Early last year former British Prime Minister Theresa May said she would back a proposed new law making it illegal to intimidate central government election candidates and their campaigners. The move has sparked rigorous debate about any possible impact on free speech.
Theresa May said at the time that, because some candidates and their families had been targeted in their own homes, she would extend to local government candidates “the same protection which parliamentary candidates have to keep their home addresses secret”.
Meanwhile, here in New Zealand, Marguerite says there is no specific action that local government elected members can take that would be any different from any other person being subject to cyber bullying.
“So, it would be the same advice that you would give to a young person or anybody who is subject to cyber bullying. Obviously, if it is serious enough you would report it to the Police. The other thing is to not be online being subject to it.
“Erase the incendiary comments,” she says. “Certainly, don’t respond. And don’t leave those comments online. [That means] you don’t see them anymore and it also de-escalates the kind of banter that might be happening, which can be deeply unpleasant.”
Marguerite also advises people to seek support from their own network and people close to them. “We’ve found the abuse can be very personal and it’s hard not to take it personally.”
She adds that, apart from the “horrible toll” that online abuse takes on people, she feels for the impact on democracy.

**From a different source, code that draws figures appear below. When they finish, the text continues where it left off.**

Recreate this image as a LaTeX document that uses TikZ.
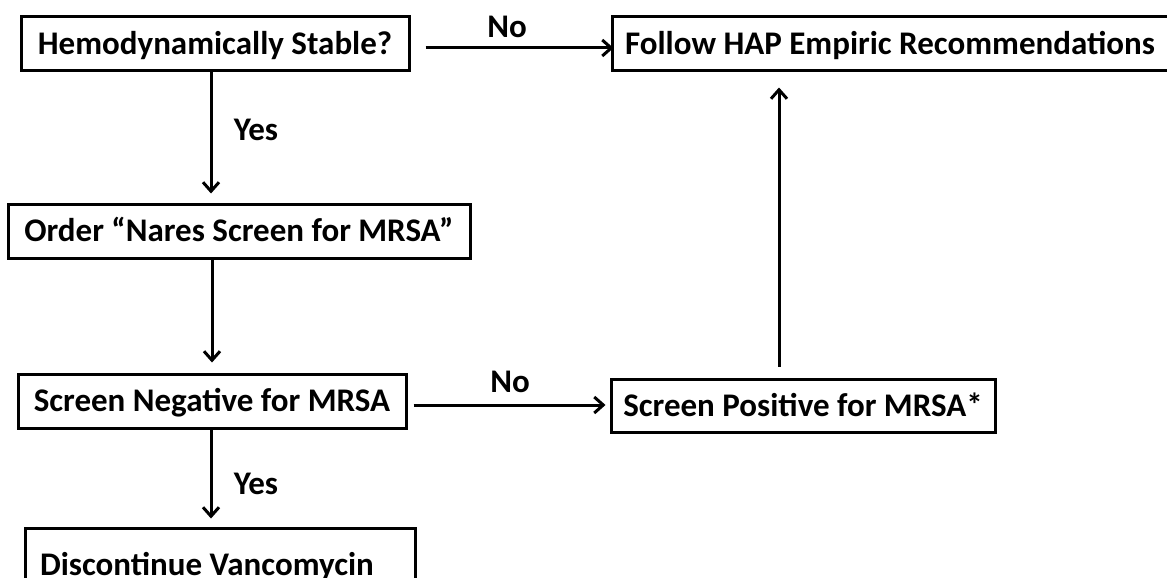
\documentclass[tikz,border=0pt]{standalone}
\usepackage{fontspec}
\setmainfont{Carlito}
\usetikzlibrary{arrows.meta}
\newcommand\flowfont{\fontsize{33}{38}\selectfont\bfseries}
\begin{document}
\begin{tikzpicture}[x=1pt,y=-1pt,
  box/.style={draw, line width=3pt, rectangle, inner sep=0pt,
    minimum height=54pt, font=\flowfont, text height=21pt, text depth=0pt},
  lbl/.style={inner sep=0pt, font=\flowfont, text height=21pt, text depth=0pt},
  arr/.style={line width=3pt,
    -{Straight Barb[length=9pt,width=16pt,line width=3pt]}}]
\useasboundingbox (0,0) rectangle (1167,578);

% decision and action boxes
\node[box, minimum width=388pt] (b1) at (215,44) {Hemodynamically Stable?};
\node[box, minimum width=556pt] (b2) at (890,44) {Follow HAP Empiric Recommendations};
\node[box, minimum width=462pt] (b3) at (239,231) {Order “Nares Screen for MRSA”};
\node[box, minimum width=388pt] (b4) at (212,401) {Screen Negative for MRSA};
\node[box, minimum width=384pt, minimum height=53pt] (b5) at (803,405.5) {Screen Positive for MRSA*};
\node[box, inner xsep=15pt, minimum height=73pt] (b6) at (220,564.5)
  {\makebox[360pt][l]{Discontinue Vancomycin}};

% connectors
\draw[arr, shorten >=12pt] ([xshift=15pt,yshift=-4pt]b1.east) -- ([xshift=15pt,yshift=-4pt]b1.east -| b2.west);
\draw[arr, shorten >=9pt] ([xshift=-4pt]b1.south) -- ([xshift=-4pt]b1.south |- b3.north);
\draw[arr, shorten >=10pt] ([xshift=-27pt]b3.south) -- ([xshift=-27pt]b3.south |- b4.north);
\draw[arr, shorten >=8pt] ([xshift=-1pt]b4.south) -- ([xshift=-1pt]b4.south |- b6.north);
\draw[arr, shorten >=10pt] ([xshift=6pt,yshift=-4pt]b4.east) -- ([xshift=6pt,yshift=-4pt]b4.east -| b5.west);
\draw[arr, shorten <=11pt, shorten >=15pt] ([xshift=-24pt]b5.north) -- ([xshift=-24pt]b5.north |- b2.south);

% branch labels
\node[lbl] (no1) at (507,27) {No};
\node[lbl] (no2) at (510,382) {No};
\node[lbl] (yes1) at (256,130) {Yes};
\node[lbl] (yes2) at (256,484) {Yes};
\end{tikzpicture}
\end{document}
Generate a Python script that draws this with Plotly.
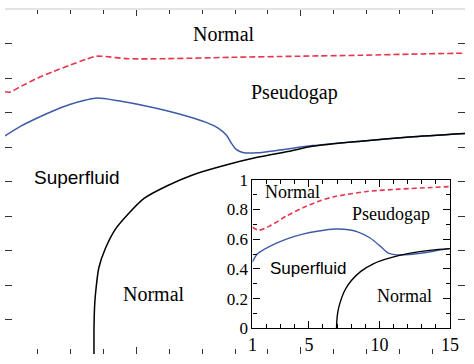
import plotly.graph_objects as go

# ---- main panel data (x: 0..14, y: 0..1) ----
main_red_x = [0, 0.15, 0.49, 0.98, 1.48, 1.97, 2.46, 2.76, 2.95, 3.74, 4.92, 6.89, 8.86, 10.83, 12.8, 14]
main_red_y = [0.760, 0.759, 0.776, 0.799, 0.819, 0.837, 0.854, 0.863, 0.863, 0.856, 0.856, 0.860, 0.863, 0.866, 0.870, 0.872]

main_blue_x = [0, 0.493, 0.983, 1.477, 1.970, 2.460, 2.806, 3.447, 4.430, 5.413, 6.105, 6.497, 6.742, 6.890,
               7.038, 7.236, 7.679, 8.367, 9.353, 10.83, 12.31, 14]
main_blue_y = [0.632, 0.661, 0.684, 0.705, 0.723, 0.736, 0.742, 0.734, 0.716, 0.693, 0.672, 0.654, 0.634, 0.611,
               0.593, 0.584, 0.583, 0.591, 0.604, 0.617, 0.629, 0.639]

main_black_x = [2.708, 2.710, 2.725, 2.756, 2.856, 3.051, 3.346, 3.742, 4.232, 4.923, 5.709, 6.695, 7.679,
                8.662, 9.353, 10.83, 12.31, 14]
main_black_y = [0.0, 0.085, 0.135, 0.176, 0.250, 0.305, 0.360, 0.405, 0.451, 0.487, 0.519, 0.547, 0.570,
                0.588, 0.602, 0.617, 0.629, 0.639]

# ---- inset data (x: 1..15, y: 0..1) ----
ins_red_x = [1, 1.46, 2.26, 3.4, 4.56, 5.7, 6.85, 7.3, 9.1, 11.4, 13.7, 15]
ins_red_y = [0.68, 0.66, 0.69, 0.755, 0.81, 0.855, 0.887, 0.894, 0.92, 0.936, 0.947, 0.953]

ins_blue_x = [1, 1.34, 2.26, 3.4, 4.56, 5.7, 6.85, 7.5, 8.45, 9.37, 10.06, 10.63, 11.2, 12.1, 13.3, 14.2, 15]
ins_blue_y = [0.447, 0.50, 0.553, 0.60, 0.634, 0.655, 0.668, 0.666, 0.649, 0.606, 0.553, 0.506, 0.494, 0.496,
              0.51, 0.525, 0.536]

ins_black_x = [6.96, 6.98, 7.05, 7.2, 7.54, 8.0, 8.68, 9.6, 10.75, 12.1, 13.7, 15]
ins_black_y = [0.0, 0.05, 0.11, 0.17, 0.255, 0.32, 0.383, 0.436, 0.474, 0.504, 0.526, 0.536]

inset_xticks = [1, 5, 10, 15]
inset_yticks = [0, 0.2, 0.4, 0.6, 0.8, 1]
inset_ytext = ["0", "0.2", "0.4", "0.6", "0.8", "1"]

RED = "#e8344c"
BLUE = "#3d5ca8"
BLACK = "#000000"

fig = go.Figure()
sm = 0.7
fig.add_trace(go.Scatter(x=main_red_x, y=main_red_y, mode="lines",
                         line=dict(color=RED, width=1.6, dash="6px,3px", shape="spline", smoothing=sm)))
fig.add_trace(go.Scatter(x=main_blue_x, y=main_blue_y, mode="lines",
                         line=dict(color=BLUE, width=1.5, shape="spline", smoothing=sm)))
fig.add_trace(go.Scatter(x=main_black_x, y=main_black_y, mode="lines",
                         line=dict(color=BLACK, width=1.5, shape="spline", smoothing=sm)))

fig.add_trace(go.Scatter(x=ins_red_x, y=ins_red_y, mode="lines", xaxis="x2", yaxis="y2",
                         line=dict(color=RED, width=1.6, dash="5px,3px", shape="spline", smoothing=sm)))
fig.add_trace(go.Scatter(x=ins_blue_x, y=ins_blue_y, mode="lines", xaxis="x2", yaxis="y2",
                         line=dict(color=BLUE, width=1.4, shape="spline", smoothing=sm)))
fig.add_trace(go.Scatter(x=ins_black_x, y=ins_black_y, mode="lines", xaxis="x2", yaxis="y2",
                         line=dict(color=BLACK, width=1.4, shape="spline", smoothing=sm)))

W, H = 474, 364
serif = "Liberation Serif"
sans = "Liberation Sans"


def ann(text, px, py, size, family):
    fig.add_annotation(text=text, x=px / W, y=1 - py / H, xref="paper", yref="paper",
                       showarrow=False, xanchor="center", yanchor="middle",
                       font=dict(family=family, size=size, color="black"))


ann("Normal", 226, 26, 20, serif)
ann("Pseudogap", 298, 88, 20, serif)
ann("Superfluid", 74, 178, 19, sans)
ann("Normal", 154, 301, 20, serif)
ann("Normal", 296, 193, 18, serif)
ann("Pseudogap", 398, 216, 18, serif)
ann("Superfluid", 313, 274, 17, sans)
ann("Normal", 412, 303, 18, serif)

fig.add_shape(type="line", xref="paper", yref="paper", x0=0, x1=1, y0=1, y1=1,
              line=dict(color="#e4e4e4", width=2))

fig.update_layout(
    width=W, height=H, margin=dict(l=0, r=0, t=0, b=0),
    paper_bgcolor="white", plot_bgcolor="white", showlegend=False,
    xaxis=dict(range=[0, 14], domain=[0, 1], showgrid=False, zeroline=False, showticklabels=False,
               showline=True, linecolor="rgba(0,0,0,0)", mirror="allticks",
               ticks="inside", tickmode="array", tickvals=[4, 9], ticklen=7, tickcolor="#333", tickwidth=1,
               minor=dict(ticks="inside", dtick=1, tick0=0, ticklen=5, tickcolor="#333", tickwidth=1, showgrid=False)),
    yaxis=dict(range=[0, 1], domain=[0, 1], showgrid=False, zeroline=False, showticklabels=False,
               showline=True, linecolor="rgba(0,0,0,0)", mirror="allticks",
               ticks="inside", tickmode="array", tickvals=[0.1 * i for i in range(1, 10)],
               ticklen=7, tickcolor="#333", tickwidth=1),
    xaxis2=dict(range=[1, 15], domain=[255 / W, 458.5 / W], anchor="y2", showgrid=False, zeroline=False,
                showline=True, linecolor="black", linewidth=1.2, mirror="allticks",
                ticks="inside", tickmode="array", tickvals=inset_xticks, ticklen=7, tickcolor="black",
                tickfont=dict(family=serif, size=18, color="black"),
                minor=dict(ticks="inside", dtick=1, tick0=0, ticklen=4, tickcolor="black", showgrid=False)),
    yaxis2=dict(range=[0, 1], domain=[1 - 337 / H, 1 - 180 / H], anchor="x2", showgrid=False, zeroline=False,
                showline=True, linecolor="black", linewidth=1.2, mirror="allticks",
                ticks="inside", tickmode="array", tickvals=inset_yticks, ticktext=inset_ytext,
                ticklen=7, tickcolor="black",
                tickfont=dict(family=serif, size=17, color="black"),
                minor=dict(ticks="inside", dtick=0.1, tick0=0, ticklen=4, tickcolor="black", showgrid=False)),
)

fig.write_html("out.html", config={"displayModeBar": False},
               post_script="document.body.style.margin='0';document.body.style.overflow='hidden';")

“We spend a lot of effort trying to increase voter participation. We know that voter participation is dependent on having a choice of candidates to vote for. So, we need the diversity of candidates to stand.
“If people say they’re not going to stand because it’s just too unpleasant to be abused online, democracy is going backwards.”
BY ELIZABETH HUGHES, Elizabeth Hughes Communication
Just as it is largely futile trying to stamp out thugs and dickheads in real life, the best advice to deal with keyboard wimps, is to manage the only thing you can – yourself. If you are the kind of person who prides themselves on ‘giving as good as I get’ – then you’re probably not too fazed by the bullying so you can stop reading now. (Yes, they walk among us…)
However, most people will experience hurt, frustration, intimidation and just plain weariness from persistent bullying and obnoxious behaviour in cyberspace. Here are some ideas that might help.
1. Show some anti-bully leadership
Be clear about the type of debate you welcome, and how you will respond to online abuse. Call this your own personal “social media policy” (if you must) and, every time a troll posts something that breaches this, repost your statement (no comment, just the statement).
2. Turn and walk away
Bullies need a response like addicts need a fix. Their aim is to deliberately provoke, hurt, be noticed, to make you angry – in other words – to get a reaction. Don’t do it. If you must – revert to the idea above.
3. Quietly shut the door
Just because you are elected, does not mean you have to allow rude and obnoxious people a platform. After due warning (having made this clear via your social media policy), if they persist, block them – with an open invitation to return if they choose to find some manners.
4. Put it in perspective (have a wine)
Imagine a bell curve made up of all the people using social media. Online trolls live at one extreme end of this bell curve (under a bridge) – with a tiny number of like-minded people. “Normal”, ordinary, kind and thoughtful people make up the hump in the middle. Focus on these people (AKA the silent majority) as they are the ones who really need you to hear their voice.